Write out the full listing exactly as given, minus the images.
○ ○ ○
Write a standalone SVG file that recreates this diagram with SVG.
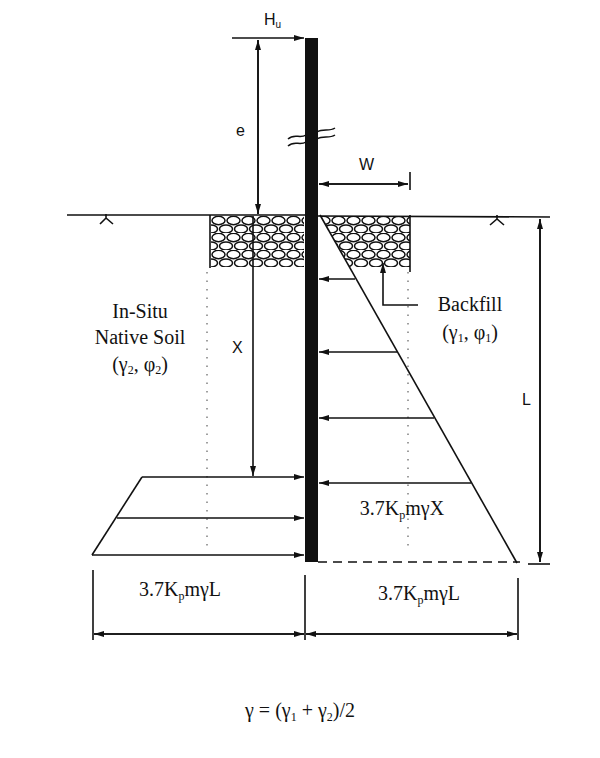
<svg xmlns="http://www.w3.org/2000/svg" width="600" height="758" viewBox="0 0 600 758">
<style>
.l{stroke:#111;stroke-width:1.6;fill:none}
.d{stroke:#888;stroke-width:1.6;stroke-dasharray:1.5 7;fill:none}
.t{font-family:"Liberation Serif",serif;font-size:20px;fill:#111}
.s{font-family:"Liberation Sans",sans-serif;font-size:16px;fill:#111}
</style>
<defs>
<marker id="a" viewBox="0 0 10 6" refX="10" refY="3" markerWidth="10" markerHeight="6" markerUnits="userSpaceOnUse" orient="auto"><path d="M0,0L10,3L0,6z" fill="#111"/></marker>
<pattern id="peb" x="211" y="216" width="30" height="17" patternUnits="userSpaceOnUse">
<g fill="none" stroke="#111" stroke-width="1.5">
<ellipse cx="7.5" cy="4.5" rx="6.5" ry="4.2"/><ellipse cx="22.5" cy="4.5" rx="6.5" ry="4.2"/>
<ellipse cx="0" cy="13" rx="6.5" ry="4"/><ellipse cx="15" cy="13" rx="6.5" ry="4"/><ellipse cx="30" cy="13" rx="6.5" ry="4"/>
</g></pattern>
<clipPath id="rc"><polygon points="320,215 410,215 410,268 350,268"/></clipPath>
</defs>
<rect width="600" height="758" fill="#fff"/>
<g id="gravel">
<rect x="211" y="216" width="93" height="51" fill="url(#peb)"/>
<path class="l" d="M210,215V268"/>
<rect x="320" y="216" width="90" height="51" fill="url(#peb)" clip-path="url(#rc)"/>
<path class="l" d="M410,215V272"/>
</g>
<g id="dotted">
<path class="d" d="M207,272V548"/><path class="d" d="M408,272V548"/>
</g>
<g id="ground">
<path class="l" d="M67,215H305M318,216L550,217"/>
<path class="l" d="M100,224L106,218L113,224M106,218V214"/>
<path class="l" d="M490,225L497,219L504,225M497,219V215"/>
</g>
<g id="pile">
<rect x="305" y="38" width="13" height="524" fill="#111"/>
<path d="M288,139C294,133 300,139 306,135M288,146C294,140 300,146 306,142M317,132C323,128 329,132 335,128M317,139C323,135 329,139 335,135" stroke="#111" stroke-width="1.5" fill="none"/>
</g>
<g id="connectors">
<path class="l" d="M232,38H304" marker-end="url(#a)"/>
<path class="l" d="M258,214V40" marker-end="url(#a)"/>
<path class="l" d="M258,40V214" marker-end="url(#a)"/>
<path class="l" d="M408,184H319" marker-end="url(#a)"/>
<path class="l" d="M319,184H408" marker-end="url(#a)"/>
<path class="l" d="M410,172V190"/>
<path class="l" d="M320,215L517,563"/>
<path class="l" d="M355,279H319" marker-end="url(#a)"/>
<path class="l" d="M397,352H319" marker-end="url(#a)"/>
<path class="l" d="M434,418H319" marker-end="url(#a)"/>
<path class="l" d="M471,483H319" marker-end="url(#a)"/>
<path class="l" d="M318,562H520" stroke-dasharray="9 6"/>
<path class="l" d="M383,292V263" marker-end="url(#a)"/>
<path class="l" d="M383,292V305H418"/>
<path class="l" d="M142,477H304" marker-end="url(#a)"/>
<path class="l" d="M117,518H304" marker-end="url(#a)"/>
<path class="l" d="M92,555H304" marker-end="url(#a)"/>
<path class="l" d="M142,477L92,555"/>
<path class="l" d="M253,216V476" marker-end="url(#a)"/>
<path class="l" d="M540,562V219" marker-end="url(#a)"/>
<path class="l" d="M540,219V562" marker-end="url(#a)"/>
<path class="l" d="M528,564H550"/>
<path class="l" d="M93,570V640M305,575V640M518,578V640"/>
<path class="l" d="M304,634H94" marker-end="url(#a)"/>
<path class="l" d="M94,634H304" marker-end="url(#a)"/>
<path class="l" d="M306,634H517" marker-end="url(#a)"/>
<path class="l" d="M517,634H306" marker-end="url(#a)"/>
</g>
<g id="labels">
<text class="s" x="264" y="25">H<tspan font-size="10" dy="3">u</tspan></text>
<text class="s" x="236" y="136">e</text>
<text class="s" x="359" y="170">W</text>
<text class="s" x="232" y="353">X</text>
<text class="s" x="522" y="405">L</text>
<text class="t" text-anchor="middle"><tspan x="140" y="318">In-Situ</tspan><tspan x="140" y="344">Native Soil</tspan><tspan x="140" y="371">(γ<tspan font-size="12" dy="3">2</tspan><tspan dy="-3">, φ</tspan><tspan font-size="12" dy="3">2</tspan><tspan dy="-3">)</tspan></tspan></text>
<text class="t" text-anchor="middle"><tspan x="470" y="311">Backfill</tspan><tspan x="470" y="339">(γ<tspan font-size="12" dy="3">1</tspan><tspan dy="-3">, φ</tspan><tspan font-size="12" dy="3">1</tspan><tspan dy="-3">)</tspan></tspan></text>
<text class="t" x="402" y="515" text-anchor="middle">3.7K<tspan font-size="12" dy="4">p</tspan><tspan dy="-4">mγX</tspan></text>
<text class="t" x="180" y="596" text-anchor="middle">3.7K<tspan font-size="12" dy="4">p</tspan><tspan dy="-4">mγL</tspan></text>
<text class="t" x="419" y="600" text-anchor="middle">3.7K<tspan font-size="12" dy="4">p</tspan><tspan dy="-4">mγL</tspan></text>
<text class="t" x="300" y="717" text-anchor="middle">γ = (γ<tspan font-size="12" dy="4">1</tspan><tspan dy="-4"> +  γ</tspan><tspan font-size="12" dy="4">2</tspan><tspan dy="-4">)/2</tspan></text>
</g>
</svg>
○ ○ ○
- [Written solution]:
Write a standalone SVG file that recreates this diagram with SVG.
<svg xmlns="http://www.w3.org/2000/svg" width="600" height="758" viewBox="0 0 600 758">
<style>
.l{stroke:#111;stroke-width:1.6;fill:none}
.d{stroke:#888;stroke-width:1.6;stroke-dasharray:1.5 7;fill:none}
.t{font-family:"Liberation Serif",serif;font-size:20px;fill:#111}
.s{font-family:"Liberation Sans",sans-serif;font-size:16px;fill:#111}
</style>
<defs>
<marker id="a" viewBox="0 0 10 6" refX="10" refY="3" markerWidth="10" markerHeight="6" markerUnits="userSpaceOnUse" orient="auto"><path d="M0,0L10,3L0,6z" fill="#111"/></marker>
<pattern id="peb" x="211" y="216" width="30" height="17" patternUnits="userSpaceOnUse">
<g fill="none" stroke="#111" stroke-width="1.5">
<ellipse cx="7.5" cy="4.5" rx="6.5" ry="4.2"/><ellipse cx="22.5" cy="4.5" rx="6.5" ry="4.2"/>
<ellipse cx="0" cy="13" rx="6.5" ry="4"/><ellipse cx="15" cy="13" rx="6.5" ry="4"/><ellipse cx="30" cy="13" rx="6.5" ry="4"/>
</g></pattern>
<clipPath id="rc"><polygon points="320,215 410,215 410,268 350,268"/></clipPath>
</defs>
<rect width="600" height="758" fill="#fff"/>
<g id="gravel">
<rect x="211" y="216" width="93" height="51" fill="url(#peb)"/>
<path class="l" d="M210,215V268"/>
<rect x="320" y="216" width="90" height="51" fill="url(#peb)" clip-path="url(#rc)"/>
<path class="l" d="M410,215V272"/>
</g>
<g id="dotted">
<path class="d" d="M207,272V548"/><path class="d" d="M408,272V548"/>
</g>
<g id="ground">
<path class="l" d="M67,215H305M318,216L550,217"/>
<path class="l" d="M100,224L106,218L113,224M106,218V214"/>
<path class="l" d="M490,225L497,219L504,225M497,219V215"/>
</g>
<g id="pile">
<rect x="305" y="38" width="13" height="524" fill="#111"/>
<path d="M288,139C294,133 300,139 306,135M288,146C294,140 300,146 306,142M317,132C323,128 329,132 335,128M317,139C323,135 329,139 335,135" stroke="#111" stroke-width="1.5" fill="none"/>
</g>
<g id="connectors">
<path class="l" d="M232,38H304" marker-end="url(#a)"/>
<path class="l" d="M258,214V40" marker-end="url(#a)"/>
<path class="l" d="M258,40V214" marker-end="url(#a)"/>
<path class="l" d="M408,184H319" marker-end="url(#a)"/>
<path class="l" d="M319,184H408" marker-end="url(#a)"/>
<path class="l" d="M410,172V190"/>
<path class="l" d="M320,215L517,563"/>
<path class="l" d="M355,279H319" marker-end="url(#a)"/>
<path class="l" d="M397,352H319" marker-end="url(#a)"/>
<path class="l" d="M434,418H319" marker-end="url(#a)"/>
<path class="l" d="M471,483H319" marker-end="url(#a)"/>
<path class="l" d="M318,562H520" stroke-dasharray="9 6"/>
<path class="l" d="M383,292V263" marker-end="url(#a)"/>
<path class="l" d="M383,292V305H418"/>
<path class="l" d="M142,477H304" marker-end="url(#a)"/>
<path class="l" d="M117,518H304" marker-end="url(#a)"/>
<path class="l" d="M92,555H304" marker-end="url(#a)"/>
<path class="l" d="M142,477L92,555"/>
<path class="l" d="M253,216V476" marker-end="url(#a)"/>
<path class="l" d="M540,562V219" marker-end="url(#a)"/>
<path class="l" d="M540,219V562" marker-end="url(#a)"/>
<path class="l" d="M528,564H550"/>
<path class="l" d="M93,570V640M305,575V640M518,578V640"/>
<path class="l" d="M304,634H94" marker-end="url(#a)"/>
<path class="l" d="M94,634H304" marker-end="url(#a)"/>
<path class="l" d="M306,634H517" marker-end="url(#a)"/>
<path class="l" d="M517,634H306" marker-end="url(#a)"/>
</g>
<g id="labels">
<text class="s" x="264" y="25">H<tspan font-size="10" dy="3">u</tspan></text>
<text class="s" x="236" y="136">e</text>
<text class="s" x="359" y="170">W</text>
<text class="s" x="232" y="353">X</text>
<text class="s" x="522" y="405">L</text>
<text class="t" text-anchor="middle"><tspan x="140" y="318">In-Situ</tspan><tspan x="140" y="344">Native Soil</tspan><tspan x="140" y="371">(γ<tspan font-size="12" dy="3">2</tspan><tspan dy="-3">, φ</tspan><tspan font-size="12" dy="3">2</tspan><tspan dy="-3">)</tspan></tspan></text>
<text class="t" text-anchor="middle"><tspan x="470" y="311">Backfill</tspan><tspan x="470" y="339">(γ<tspan font-size="12" dy="3">1</tspan><tspan dy="-3">, φ</tspan><tspan font-size="12" dy="3">1</tspan><tspan dy="-3">)</tspan></tspan></text>
<text class="t" x="402" y="515" text-anchor="middle">3.7K<tspan font-size="12" dy="4">p</tspan><tspan dy="-4">mγX</tspan></text>
<text class="t" x="180" y="596" text-anchor="middle">3.7K<tspan font-size="12" dy="4">p</tspan><tspan dy="-4">mγL</tspan></text>
<text class="t" x="419" y="600" text-anchor="middle">3.7K<tspan font-size="12" dy="4">p</tspan><tspan dy="-4">mγL</tspan></text>
<text class="t" x="300" y="717" text-anchor="middle">γ = (γ<tspan font-size="12" dy="4">1</tspan><tspan dy="-4"> +  γ</tspan><tspan font-size="12" dy="4">2</tspan><tspan dy="-4">)/2</tspan></text>
</g>
</svg>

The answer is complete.